Given task: What is needed here is an exact copy of every entry.

Information given:
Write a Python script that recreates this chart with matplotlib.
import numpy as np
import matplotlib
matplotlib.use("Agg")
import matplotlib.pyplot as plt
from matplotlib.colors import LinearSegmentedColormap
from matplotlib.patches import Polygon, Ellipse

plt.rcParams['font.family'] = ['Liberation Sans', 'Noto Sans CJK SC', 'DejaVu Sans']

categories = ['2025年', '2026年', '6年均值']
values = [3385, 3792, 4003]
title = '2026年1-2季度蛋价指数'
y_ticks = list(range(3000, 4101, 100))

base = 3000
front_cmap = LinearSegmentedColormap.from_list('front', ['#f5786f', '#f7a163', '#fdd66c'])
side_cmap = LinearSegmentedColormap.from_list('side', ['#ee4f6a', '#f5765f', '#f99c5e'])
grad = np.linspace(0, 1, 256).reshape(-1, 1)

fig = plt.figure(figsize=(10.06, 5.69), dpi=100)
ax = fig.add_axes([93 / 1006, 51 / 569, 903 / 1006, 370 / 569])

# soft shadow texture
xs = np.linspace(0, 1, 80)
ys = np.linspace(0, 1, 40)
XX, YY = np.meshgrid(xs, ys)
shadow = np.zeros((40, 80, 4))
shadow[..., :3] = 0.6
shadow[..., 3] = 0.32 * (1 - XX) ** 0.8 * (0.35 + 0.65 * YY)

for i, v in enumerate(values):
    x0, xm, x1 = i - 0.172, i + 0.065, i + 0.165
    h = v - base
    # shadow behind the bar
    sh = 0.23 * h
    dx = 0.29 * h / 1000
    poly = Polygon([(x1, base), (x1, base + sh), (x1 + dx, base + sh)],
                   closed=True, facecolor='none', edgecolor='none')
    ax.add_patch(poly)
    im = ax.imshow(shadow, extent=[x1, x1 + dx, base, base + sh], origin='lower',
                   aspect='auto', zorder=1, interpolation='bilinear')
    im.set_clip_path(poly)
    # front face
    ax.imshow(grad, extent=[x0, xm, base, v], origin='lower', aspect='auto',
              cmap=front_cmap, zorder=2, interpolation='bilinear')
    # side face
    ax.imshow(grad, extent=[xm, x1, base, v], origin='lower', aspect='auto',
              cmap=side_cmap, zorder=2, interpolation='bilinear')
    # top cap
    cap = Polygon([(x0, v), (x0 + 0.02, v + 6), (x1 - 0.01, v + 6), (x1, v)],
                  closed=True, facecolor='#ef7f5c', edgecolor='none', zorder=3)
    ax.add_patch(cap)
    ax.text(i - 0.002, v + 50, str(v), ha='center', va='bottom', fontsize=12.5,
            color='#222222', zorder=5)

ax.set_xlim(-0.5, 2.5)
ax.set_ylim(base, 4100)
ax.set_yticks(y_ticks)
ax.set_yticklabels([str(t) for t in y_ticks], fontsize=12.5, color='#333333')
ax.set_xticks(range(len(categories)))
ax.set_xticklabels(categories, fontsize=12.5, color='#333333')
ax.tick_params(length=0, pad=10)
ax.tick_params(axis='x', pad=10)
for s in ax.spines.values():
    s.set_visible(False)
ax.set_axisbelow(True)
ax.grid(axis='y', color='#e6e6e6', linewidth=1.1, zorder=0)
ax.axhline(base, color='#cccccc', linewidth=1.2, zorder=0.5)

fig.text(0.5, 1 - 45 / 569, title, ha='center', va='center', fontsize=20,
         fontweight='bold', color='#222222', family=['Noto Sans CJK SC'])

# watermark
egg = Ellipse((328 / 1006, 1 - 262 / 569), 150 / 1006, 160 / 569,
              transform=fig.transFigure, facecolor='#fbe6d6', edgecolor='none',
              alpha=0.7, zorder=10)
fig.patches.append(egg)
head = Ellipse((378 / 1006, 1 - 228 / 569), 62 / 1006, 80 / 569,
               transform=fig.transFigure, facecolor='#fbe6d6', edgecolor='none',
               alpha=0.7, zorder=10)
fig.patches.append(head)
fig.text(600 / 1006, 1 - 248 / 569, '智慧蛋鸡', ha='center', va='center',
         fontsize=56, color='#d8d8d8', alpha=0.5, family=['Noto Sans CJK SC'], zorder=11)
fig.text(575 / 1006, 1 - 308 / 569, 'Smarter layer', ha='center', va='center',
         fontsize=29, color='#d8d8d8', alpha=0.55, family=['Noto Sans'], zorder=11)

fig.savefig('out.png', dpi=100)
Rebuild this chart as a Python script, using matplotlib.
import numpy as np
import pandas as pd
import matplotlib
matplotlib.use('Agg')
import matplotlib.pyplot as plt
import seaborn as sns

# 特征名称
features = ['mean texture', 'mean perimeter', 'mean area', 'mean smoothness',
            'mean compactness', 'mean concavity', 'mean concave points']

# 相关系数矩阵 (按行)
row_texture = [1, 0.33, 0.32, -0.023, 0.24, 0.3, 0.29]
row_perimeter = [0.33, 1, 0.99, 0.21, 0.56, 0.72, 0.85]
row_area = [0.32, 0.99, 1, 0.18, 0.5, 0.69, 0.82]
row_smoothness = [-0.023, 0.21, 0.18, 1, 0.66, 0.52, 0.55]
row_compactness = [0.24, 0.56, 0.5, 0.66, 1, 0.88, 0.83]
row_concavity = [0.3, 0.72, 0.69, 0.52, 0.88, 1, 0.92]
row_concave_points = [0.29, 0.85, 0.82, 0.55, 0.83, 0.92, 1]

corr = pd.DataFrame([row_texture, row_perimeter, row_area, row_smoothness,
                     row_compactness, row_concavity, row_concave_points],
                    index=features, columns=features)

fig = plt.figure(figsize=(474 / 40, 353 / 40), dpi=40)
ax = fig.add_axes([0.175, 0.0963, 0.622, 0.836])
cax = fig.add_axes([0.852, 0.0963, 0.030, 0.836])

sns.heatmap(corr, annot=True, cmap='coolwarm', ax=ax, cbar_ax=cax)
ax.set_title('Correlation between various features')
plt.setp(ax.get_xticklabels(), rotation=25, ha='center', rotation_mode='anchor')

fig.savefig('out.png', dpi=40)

Exercise solution:
Write a Python script that recreates this chart with matplotlib.
import numpy as np
import matplotlib
matplotlib.use("Agg")
import matplotlib.pyplot as plt
from matplotlib.colors import LinearSegmentedColormap
from matplotlib.patches import Polygon, Ellipse

plt.rcParams['font.family'] = ['Liberation Sans', 'Noto Sans CJK SC', 'DejaVu Sans']

categories = ['2025年', '2026年', '6年均值']
values = [3385, 3792, 4003]
title = '2026年1-2季度蛋价指数'
y_ticks = list(range(3000, 4101, 100))

base = 3000
front_cmap = LinearSegmentedColormap.from_list('front', ['#f5786f', '#f7a163', '#fdd66c'])
side_cmap = LinearSegmentedColormap.from_list('side', ['#ee4f6a', '#f5765f', '#f99c5e'])
grad = np.linspace(0, 1, 256).reshape(-1, 1)

fig = plt.figure(figsize=(10.06, 5.69), dpi=100)
ax = fig.add_axes([93 / 1006, 51 / 569, 903 / 1006, 370 / 569])

# soft shadow texture
xs = np.linspace(0, 1, 80)
ys = np.linspace(0, 1, 40)
XX, YY = np.meshgrid(xs, ys)
shadow = np.zeros((40, 80, 4))
shadow[..., :3] = 0.6
shadow[..., 3] = 0.32 * (1 - XX) ** 0.8 * (0.35 + 0.65 * YY)

for i, v in enumerate(values):
    x0, xm, x1 = i - 0.172, i + 0.065, i + 0.165
    h = v - base
    # shadow behind the bar
    sh = 0.23 * h
    dx = 0.29 * h / 1000
    poly = Polygon([(x1, base), (x1, base + sh), (x1 + dx, base + sh)],
                   closed=True, facecolor='none', edgecolor='none')
    ax.add_patch(poly)
    im = ax.imshow(shadow, extent=[x1, x1 + dx, base, base + sh], origin='lower',
                   aspect='auto', zorder=1, interpolation='bilinear')
    im.set_clip_path(poly)
    # front face
    ax.imshow(grad, extent=[x0, xm, base, v], origin='lower', aspect='auto',
              cmap=front_cmap, zorder=2, interpolation='bilinear')
    # side face
    ax.imshow(grad, extent=[xm, x1, base, v], origin='lower', aspect='auto',
              cmap=side_cmap, zorder=2, interpolation='bilinear')
    # top cap
    cap = Polygon([(x0, v), (x0 + 0.02, v + 6), (x1 - 0.01, v + 6), (x1, v)],
                  closed=True, facecolor='#ef7f5c', edgecolor='none', zorder=3)
    ax.add_patch(cap)
    ax.text(i - 0.002, v + 50, str(v), ha='center', va='bottom', fontsize=12.5,
            color='#222222', zorder=5)

ax.set_xlim(-0.5, 2.5)
ax.set_ylim(base, 4100)
ax.set_yticks(y_ticks)
ax.set_yticklabels([str(t) for t in y_ticks], fontsize=12.5, color='#333333')
ax.set_xticks(range(len(categories)))
ax.set_xticklabels(categories, fontsize=12.5, color='#333333')
ax.tick_params(length=0, pad=10)
ax.tick_params(axis='x', pad=10)
for s in ax.spines.values():
    s.set_visible(False)
ax.set_axisbelow(True)
ax.grid(axis='y', color='#e6e6e6', linewidth=1.1, zorder=0)
ax.axhline(base, color='#cccccc', linewidth=1.2, zorder=0.5)

fig.text(0.5, 1 - 45 / 569, title, ha='center', va='center', fontsize=20,
         fontweight='bold', color='#222222', family=['Noto Sans CJK SC'])

# watermark
egg = Ellipse((328 / 1006, 1 - 262 / 569), 150 / 1006, 160 / 569,
              transform=fig.transFigure, facecolor='#fbe6d6', edgecolor='none',
              alpha=0.7, zorder=10)
fig.patches.append(egg)
head = Ellipse((378 / 1006, 1 - 228 / 569), 62 / 1006, 80 / 569,
               transform=fig.transFigure, facecolor='#fbe6d6', edgecolor='none',
               alpha=0.7, zorder=10)
fig.patches.append(head)
fig.text(600 / 1006, 1 - 248 / 569, '智慧蛋鸡', ha='center', va='center',
         fontsize=56, color='#d8d8d8', alpha=0.5, family=['Noto Sans CJK SC'], zorder=11)
fig.text(575 / 1006, 1 - 308 / 569, 'Smarter layer', ha='center', va='center',
         fontsize=29, color='#d8d8d8', alpha=0.55, family=['Noto Sans'], zorder=11)

fig.savefig('out.png', dpi=100)
Rebuild this chart as a Python script, using matplotlib.
import numpy as np
import pandas as pd
import matplotlib
matplotlib.use('Agg')
import matplotlib.pyplot as plt
import seaborn as sns

# 特征名称
features = ['mean texture', 'mean perimeter', 'mean area', 'mean smoothness',
            'mean compactness', 'mean concavity', 'mean concave points']

# 相关系数矩阵 (按行)
row_texture = [1, 0.33, 0.32, -0.023, 0.24, 0.3, 0.29]
row_perimeter = [0.33, 1, 0.99, 0.21, 0.56, 0.72, 0.85]
row_area = [0.32, 0.99, 1, 0.18, 0.5, 0.69, 0.82]
row_smoothness = [-0.023, 0.21, 0.18, 1, 0.66, 0.52, 0.55]
row_compactness = [0.24, 0.56, 0.5, 0.66, 1, 0.88, 0.83]
row_concavity = [0.3, 0.72, 0.69, 0.52, 0.88, 1, 0.92]
row_concave_points = [0.29, 0.85, 0.82, 0.55, 0.83, 0.92, 1]

corr = pd.DataFrame([row_texture, row_perimeter, row_area, row_smoothness,
                     row_compactness, row_concavity, row_concave_points],
                    index=features, columns=features)

fig = plt.figure(figsize=(474 / 40, 353 / 40), dpi=40)
ax = fig.add_axes([0.175, 0.0963, 0.622, 0.836])
cax = fig.add_axes([0.852, 0.0963, 0.030, 0.836])

sns.heatmap(corr, annot=True, cmap='coolwarm', ax=ax, cbar_ax=cax)
ax.set_title('Correlation between various features')
plt.setp(ax.get_xticklabels(), rotation=25, ha='center', rotation_mode='anchor')

fig.savefig('out.png', dpi=40)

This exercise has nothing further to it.